Salmonella data taken from Table S6 in Phosphoproteomic Analysis of Salmonella-Infected Cells Identifies Key Kinase Regulators and SopB-Dependent Host Phosphorylation Events by Rogers, LD et al. has been converted to tab delimited TXT file from its original XLS file for easy reading in Python.
The data should be separated into time points files (2, 5, 10 and 20 minutes) each of which will contain corresponding phophoproteins and their fold changes. Data also has another dimension which is location (membrane, nucleus, cytosol) and when we looked at each location and each time point, we saw there are not many overlapping proteins in the same time point and different locations, therefore we decided to merge location data for each time point in each protein.
Number of overlapping proteins in each dimensions (2N; 2 min. & Nucleus; 10C: 10 min. & Cytosol).

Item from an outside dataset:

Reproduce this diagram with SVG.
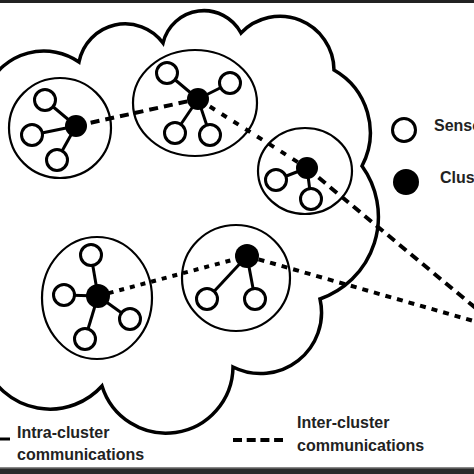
<svg xmlns="http://www.w3.org/2000/svg" width="474" height="474" viewBox="0 0 474 474">
<style>
.cloud{fill:none;stroke:#000;stroke-width:3.5;stroke-linejoin:miter}
.cl{fill:none;stroke:#000;stroke-width:2.2}
.s{fill:#fff;stroke:#000;stroke-width:3}
.h{fill:#000}
.intra{stroke:#000;stroke-width:3;fill:none}
.inter{stroke:#000;stroke-width:4;fill:none}
.t{font-family:"Liberation Sans",Arial,sans-serif;font-weight:bold;font-size:16px;fill:#222}
</style>
<rect width="474" height="474" fill="#fff"/>
<rect x="0" y="0" width="474" height="3" fill="#222"/>
<rect x="0" y="468" width="474" height="6" fill="#2a2a2a"/>
<rect x="0" y="467" width="474" height="1.5" fill="#888"/>

<path class="cloud" d="M -12,86 A 62 62 0 0 1 79,62 A 47 47 0 0 1 163,43 A 42 42 0 0 1 241,33 A 54 54 0 0 1 334,70 A 72 72 0 0 1 362,166 A 87 87 0 0 1 320,299 A 61 61 0 0 1 233,367 A 67 67 0 0 1 102,386 A 70 70 0 0 1 -15,365"/>

<g id="connectors">
  <g id="intra">
    <line class="intra" x1="76" y1="126" x2="45" y2="100"/>
    <line class="intra" x1="76" y1="126" x2="32" y2="135"/>
    <line class="intra" x1="76" y1="126" x2="57" y2="160"/>
    <line class="intra" x1="198" y1="99" x2="167" y2="73"/>
    <line class="intra" x1="198" y1="99" x2="230" y2="83"/>
    <line class="intra" x1="198" y1="99" x2="175" y2="133"/>
    <line class="intra" x1="198" y1="99" x2="210" y2="135"/>
    <line class="intra" x1="307" y1="168" x2="276" y2="180"/>
    <line class="intra" x1="307" y1="168" x2="311" y2="199"/>
    <line class="intra" x1="98" y1="296" x2="91" y2="255"/>
    <line class="intra" x1="98" y1="296" x2="64" y2="295"/>
    <line class="intra" x1="98" y1="296" x2="130" y2="319"/>
    <line class="intra" x1="98" y1="296" x2="85" y2="339"/>
    <line class="intra" x1="247" y1="256" x2="207" y2="299"/>
    <line class="intra" x1="247" y1="256" x2="255" y2="299"/>
  </g>
  <g id="inter">
    <line class="inter" x1="76" y1="126" x2="198" y2="99" stroke-dasharray="9 6"/>
    <line class="inter" x1="198" y1="99" x2="307" y2="168" stroke-width="3.5" stroke-dasharray="6 8"/>
    <line class="inter" x1="307" y1="168" x2="484" y2="315" stroke-dasharray="9 6"/>
    <line class="inter" x1="98" y1="296" x2="247" y2="256" stroke-dasharray="5 6"/>
    <line class="inter" x1="247" y1="256" x2="484" y2="324" stroke-dasharray="6 6"/>
  </g>
</g>

<g id="cluster1">
  <ellipse class="cl" cx="60" cy="128" rx="51" ry="50"/>
  <circle class="s" cx="45" cy="100" r="10.5"/>
  <circle class="s" cx="32" cy="135" r="10.5"/>
  <circle class="s" cx="57" cy="160" r="10.5"/>
  <circle class="h" cx="76" cy="126" r="11"/>
</g>
<g id="cluster2">
  <ellipse class="cl" cx="195" cy="103" rx="62" ry="53"/>
  <circle class="s" cx="167" cy="73" r="10.5"/>
  <circle class="s" cx="230" cy="83" r="10.5"/>
  <circle class="s" cx="175" cy="133" r="10.5"/>
  <circle class="s" cx="210" cy="135" r="10.5"/>
  <circle class="h" cx="198" cy="99" r="11"/>
</g>
<g id="cluster3">
  <ellipse class="cl" cx="305" cy="171" rx="47" ry="43"/>
  <circle class="s" cx="276" cy="180" r="10.5"/>
  <circle class="s" cx="311" cy="199" r="10.5"/>
  <circle class="h" cx="307" cy="168" r="11"/>
</g>
<g id="cluster4">
  <ellipse class="cl" cx="97" cy="298" rx="55" ry="61"/>
  <circle class="s" cx="91" cy="255" r="10.5"/>
  <circle class="s" cx="64" cy="295" r="10.5"/>
  <circle class="s" cx="130" cy="319" r="10.5"/>
  <circle class="s" cx="85" cy="339" r="10.5"/>
  <circle class="h" cx="98" cy="296" r="12"/>
</g>
<g id="cluster5">
  <ellipse class="cl" cx="236" cy="278" rx="54" ry="53"/>
  <circle class="s" cx="207" cy="299" r="10.5"/>
  <circle class="s" cx="255" cy="299" r="10.5"/>
  <circle class="h" cx="247" cy="256" r="12"/>
</g>

<g id="legend">
  <circle class="s" cx="404" cy="130" r="11.5"/>
  <text class="t" x="434" y="131">Sensor</text>
  <circle class="h" cx="406" cy="182" r="13"/>
  <text class="t" x="440" y="183">Cluster</text>
  <line class="intra" x1="0" y1="439" x2="10" y2="439" stroke-width="3.5"/>
  <text class="t" x="17" y="438">Intra-cluster</text>
  <text class="t" x="17" y="460">communications</text>
  <line class="inter" x1="233" y1="440" x2="283" y2="440" stroke-dasharray="9 4.7"/>
  <text class="t" x="297" y="428">Inter-cluster</text>
  <text class="t" x="297" y="451">communications</text>
</g>
</svg>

The data table is read for each time point row by row and if the row has any data satisfying conditions (significance 0.05 and variance 15) in one or more than one locations, they are stored and the maximum fold change among them (in the case of more than one locations) is obtained and stored with HGNC name of the protein. HGNC names of the proteins are obtained by converting IPI IDs of their peptides to HGNC names of the proteins (DAVID is used for this conversion). After collecting all HGNC names and maximum fold changes, each HGNC name and corresponding maximum fold change(s) are written as an output. If there are multiple maximum fold changes for an HGNC name due to the same protein in multiple rows, then their maximum is obtained and written next to that HGNC name.
Outputs of this preprocessing are four TXT files of HGNC name – fold change pairs and each file contains proteins that are found significant and the most activated or deactivated at one time point.